Often we want to trim a sequence so that each value is unique. Sometimes we want to preserve order. Depending on the various properties of the sequence, this task can be fast, or it can be very, very slow. It is also a pain to decide which one to use when. Thus, I am working on my own uniq function that will take care of these logics for me. Without specifying any of the various options, thus far, the function gets me results on par with the fastest uniq’s I could find lying Google around for various purposes. Of course, many of the algorithms are very close to exactly the same as mine, which would explain the performance similarities. I haven’t tested every branch of the code yet, though. Nevertheless, this function *should* be able to take any python sequence and give you back what you want, nearly as fast as possible without much thought to using it. With a bit more information, you might get some kind of performance or memory friendliness increases. Or you might just be able to delay when the performance hit occurs (e.g. between iterations instead of waiting for the entire list at once). Anyway, here is the code. If you see any places where things can be improved, I am more than happy to hear about it. Also, like I said, I haven’t fully tested or profiled the function, so certain code branches may be broken.

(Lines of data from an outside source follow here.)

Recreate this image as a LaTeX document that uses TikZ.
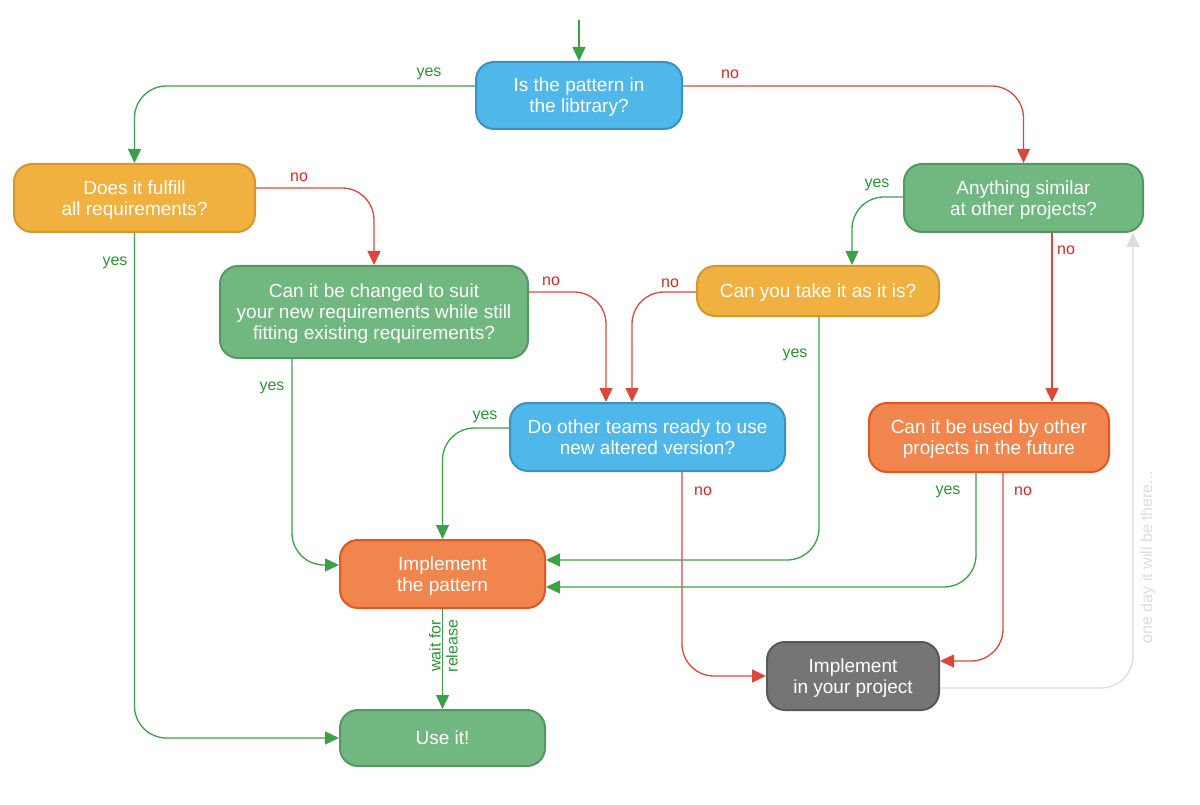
\documentclass[tikz,border=0pt]{standalone}
\usepackage{fontspec}
\setmainfont{Liberation Sans}
\usetikzlibrary{arrows.meta}
\definecolor{fcblue}{RGB}{80,183,235}
\definecolor{fcblueline}{RGB}{58,145,196}
\definecolor{fcyellow}{RGB}{240,177,65}
\definecolor{fcyellowline}{RGB}{214,150,45}
\definecolor{fcgreen}{RGB}{112,184,128}
\definecolor{fcgreenline}{RGB}{85,150,100}
\definecolor{fcorange}{RGB}{240,133,78}
\definecolor{fcorangeline}{RGB}{230,85,30}
\definecolor{fcgray}{RGB}{117,117,117}
\definecolor{fcgrayline}{RGB}{88,88,88}
\definecolor{fcyes}{RGB}{60,160,70}
\definecolor{fcno}{RGB}{222,70,60}
\definecolor{fcyestext}{RGB}{40,150,50}
\definecolor{fcnotext}{RGB}{215,40,35}
\definecolor{fchint}{RGB}{220,220,220}

\begin{document}
\begin{tikzpicture}[x=1pt, y=-1pt,
    qbox/.style={rectangle, rounded corners=18pt, line width=2pt, text=white, align=center, text depth=-8pt, font=\fontsize{19}{21}\selectfont},
    wire/.style={-{Triangle[length=14pt,width=13pt]}, line width=1.3pt, rounded corners=32pt},
    yesline/.style={wire, draw=fcyes},
    noline/.style={wire, draw=fcno},
    yeslabel/.style={text=fcyestext, font=\fontsize{16}{18}\selectfont, inner sep=0pt},
    nolabel/.style={text=fcnotext, font=\fontsize{16}{18}\selectfont, inner sep=0pt}]
    \useasboundingbox (0,0) rectangle (1200,805);

    % Questions
    \node[qbox, fill=fcblue, draw=fcblueline, minimum width=206pt, minimum height=67pt] (lib) at (579,95.5) {Is the pattern in\\the libtrary?};
    \node[qbox, fill=fcyellow, draw=fcyellowline, minimum width=241pt, minimum height=68pt] (fulfill) at (134.5,198) {Does it fulfill\\all requirements?};
    \node[qbox, fill=fcgreen, draw=fcgreenline, minimum width=308pt, minimum height=92pt] (change) at (374,312) {Can it be changed to suit\\your new requirements while still\\fitting existing requirements?};
    \node[qbox, fill=fcgreen, draw=fcgreenline, minimum width=239pt, minimum height=68pt] (similar) at (1023.5,198) {Anything similar\\at other projects?};
    \node[qbox, fill=fcyellow, draw=fcyellowline, minimum width=242pt, minimum height=50pt] (asis) at (818,291) {Can you take it as it is?};
    \node[qbox, fill=fcblue, draw=fcblueline, minimum width=275pt, minimum height=68pt] (teams) at (647.5,437) {Do other teams ready to use\\new altered version?};
    \node[qbox, fill=fcorange, draw=fcorangeline, minimum width=240pt, minimum height=69pt] (future) at (989,437.5) {Can it be used by other\\projects in the future};

    % Actions
    \node[qbox, fill=fcorange, draw=fcorangeline, minimum width=205pt, minimum height=68pt] (impl) at (442.5,574) {Implement\\the pattern};
    \node[qbox, fill=fcgreen, draw=fcgreenline, minimum width=205pt, minimum height=56pt] (use) at (442.5,738) {Use it!};
    \node[qbox, fill=fcgray, draw=fcgrayline, minimum width=172pt, minimum height=68pt] (own) at (853,676) {Implement\\in your project};

    % Connections
    \coordinate (start) at (579,20);
    \draw[yesline] (start) -- (lib.north);
    \draw[yesline] ([yshift=9.5pt]lib.west) -| (fulfill.north);
    \draw[noline] ([yshift=9.5pt]lib.east) -| (similar.north);
    \draw[noline] ([yshift=10pt]fulfill.east) -| (change.north);
    \draw[yesline] (fulfill.south) |- (use.west);
    \draw[noline] ([yshift=20pt]change.east) -| ([xshift=-41.5pt]teams.north);
    \draw[yesline] ([xshift=-82pt]change.south) |- ([yshift=9pt]impl.west);
    \draw[yesline] ([yshift=1pt]similar.west) -| ([xshift=34pt]asis.north);
    \draw[noline] ([xshift=28.5pt]similar.south) -- ([xshift=28.5pt]similar.south |- future.north);
    \draw[noline] ([yshift=-1pt]asis.west) -| ([xshift=-15.5pt]teams.north);
    \draw[yesline] ([xshift=1pt]asis.south) |- ([yshift=14pt]impl.east);
    \draw[yesline] ([yshift=9pt]teams.west) -| (impl.north);
    \draw[noline] ([xshift=34.5pt]teams.south) |- (own.west);
    \draw[yesline] ([xshift=-13pt]future.south) |- ([yshift=-13pt]impl.east);
    \draw[noline] ([xshift=14pt]future.south) |- ([yshift=15pt]own.east);
    \draw[yesline] (impl.south) -- (use.north);
    \draw[wire, draw=fchint] ([yshift=-12pt]own.east) -| ([xshift=109.5pt]similar.south);

    % Labels
    \node[yeslabel] (l1) at (429,74) {yes};
    \node[nolabel] (l2) at (730,74) {no};
    \node[nolabel] (l3) at (299,177) {no};
    \node[yeslabel] (l4) at (115,263) {yes};
    \node[nolabel] (l5) at (551,281) {no};
    \node[yeslabel] (l6) at (272,388) {yes};
    \node[yeslabel] (l7) at (877,185) {yes};
    \node[nolabel] (l8) at (1066,250) {no};
    \node[nolabel] (l9) at (670,283) {no};
    \node[yeslabel] (l10) at (795,355) {yes};
    \node[yeslabel] (l11) at (485,417) {yes};
    \node[nolabel] (l12) at (703,491) {no};
    \node[yeslabel] (l13) at (948,492) {yes};
    \node[nolabel] (l14) at (1023,491) {no};
    \node[yeslabel, rotate=90] (l15) at (435,646) {wait for};
    \node[yeslabel, rotate=90] (l16) at (452,646) {release};
    \node[yeslabel, text=fchint, rotate=90] (l17) at (1148,557) {one day it will be there...};
\end{tikzpicture}
\end{document}
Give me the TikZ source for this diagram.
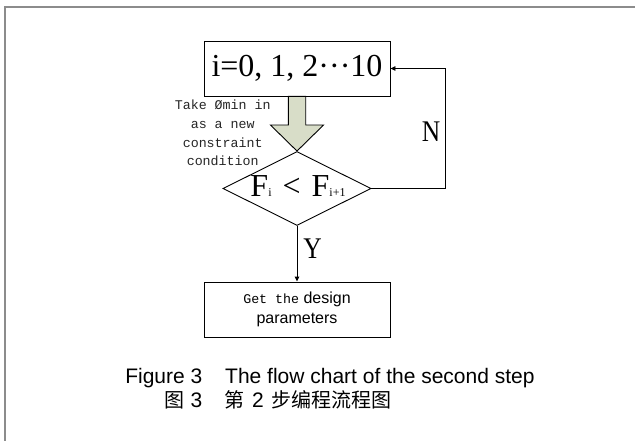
\documentclass[tikz,border=0pt]{standalone}
\usepackage{fontspec}
\setmainfont{Liberation Serif}
\setsansfont{Liberation Sans}
\setmonofont{Liberation Mono}
\newfontfamily\cjkfont{Noto Sans CJK SC}
\newfontfamily\narrowserif[FakeStretch=0.85]{Liberation Serif}
\usetikzlibrary{shapes.geometric, arrows.meta, calc}

\definecolor{framegray}{RGB}{140,140,140}
\definecolor{arrowfill}{RGB}{216,221,200}

\tikzset{
  flowbox/.style={draw, line width=0.9pt, minimum width=186pt, minimum height=55pt, inner sep=0pt},
  decision/.style={diamond, draw, line width=0.9pt, minimum width=148pt, minimum height=74pt, inner sep=0pt},
  link/.style={draw, line width=0.9pt, -{Triangle[length=5pt,width=4.5pt]}},
  bigserif/.style={font=\fontsize{32}{32}\selectfont},
  branchlabel/.style={font=\narrowserif\fontsize{30}{30}\selectfont, inner sep=0pt},
  captiontext/.style={font=\sffamily\fontsize{21}{21}\selectfont, inner sep=0pt}
}

\begin{document}
\begin{tikzpicture}[x=1pt, y=-1pt]
\useasboundingbox (0,0) rectangle (635,441);
\fill[white] (0,0) rectangle (635,441);

% outer frame (open at the right and bottom)
\draw[framegray, line width=2pt] (4.7,441) -- (4.7,6.7) -- (635,6.7);

% process boxes and decision
\node[flowbox, bigserif] (init) at (297,68.5) {i=0, 1, 2···10};
\node[decision] (cond) at (297,188.5) {};
\node[anchor=base, inner sep=0pt, font=\fontsize{32}{32}\selectfont] (condtext) at (298,196.7)
  {F{\fontsize{12}{12}\selectfont i}\hspace{11pt}<\hspace{11pt}F{\fontsize{12}{12}\selectfont i+1}};
\node[flowbox, align=center, font=\sffamily\fontsize{16}{19.5}\selectfont] (result) at (297,309.5)
  {{\ttfamily\fontsize{13.3}{19.5}\selectfont Get the} design\\parameters};

% wide block arrow from the loop box into the decision
\filldraw[fill=arrowfill, draw=black, line width=0.9pt]
  ($(init.south)+(-8.7,0)$) -- ($(cond.north)+(-8.7,-26)$) -- ($(cond.north)+(-26.5,-26)$)
  -- (cond.north) -- ($(cond.north)+(26.5,-26)$) -- ($(cond.north)+(8.7,-26)$)
  -- ($(init.south)+(8.7,0)$) -- cycle;

\node[align=center, inner sep=0pt, text=black!85, font=\ttfamily\fontsize{13.3}{18.7}\selectfont] (note) at (222.7,133)
  {Take Ømin in\\as a new\\constraint\\condition};

% branches
\coordinate (loop) at (445.5,0);
\draw[link] (cond.east) -- (cond.east -| loop) |- (init.east);
\draw[link] (cond.south) -- (result.north);
\node[branchlabel] (nlabel) at (431,132) {N};
\node[branchlabel] (ylabel) at (312.5,248.5) {Y};

% caption
\node[captiontext, anchor=base east] (capen) at (202.5,383.3) {Figure 3};
\node[captiontext, anchor=base west] (capentext) at (225,383.3) {The flow chart of the second step};
\node[captiontext, anchor=base east] (capzh) at (202.5,407.3) {{\cjkfont\fontsize{20}{20}\selectfont 图}\hspace{6pt}3};
\node[captiontext, anchor=base west] (capzhtext) at (224,407.3)
  {{\cjkfont\fontsize{20}{20}\selectfont 第}\hspace{8pt}2\hspace{8pt}{\cjkfont\fontsize{20}{20}\selectfont 步编程流程图}};
\end{tikzpicture}
\end{document}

I think PEP270, despite being rejected, should make use of a function like this as a method for as many sequence types possible. The interface is optionally very simple, with a good deal of control for users who want it. And the need arises relatively often. Granted, the set(), used extensively here, makes this moot in many cases. But it depends on having hashable elements, which is where things get complicated and difficult to program efficiently, thus the utility in such a method. It would be very Pythonic, imo, to have this builtin. A uniq and uniq_update could also be used for returning the uniq’d object, or updating the object with the uniq’d result.
edit: code snipped here


February 19th, 2008 at 16:22 -0600
This line in _retGen smells:
if isinstance(gen, types.GeneratorType): return True
shouldn’t it test seq’s type?
Also, _hashOrderFast is lazy too if gen is True.
February 19th, 2008 at 22:46 -0600
yes, it would appear you are right, on both points.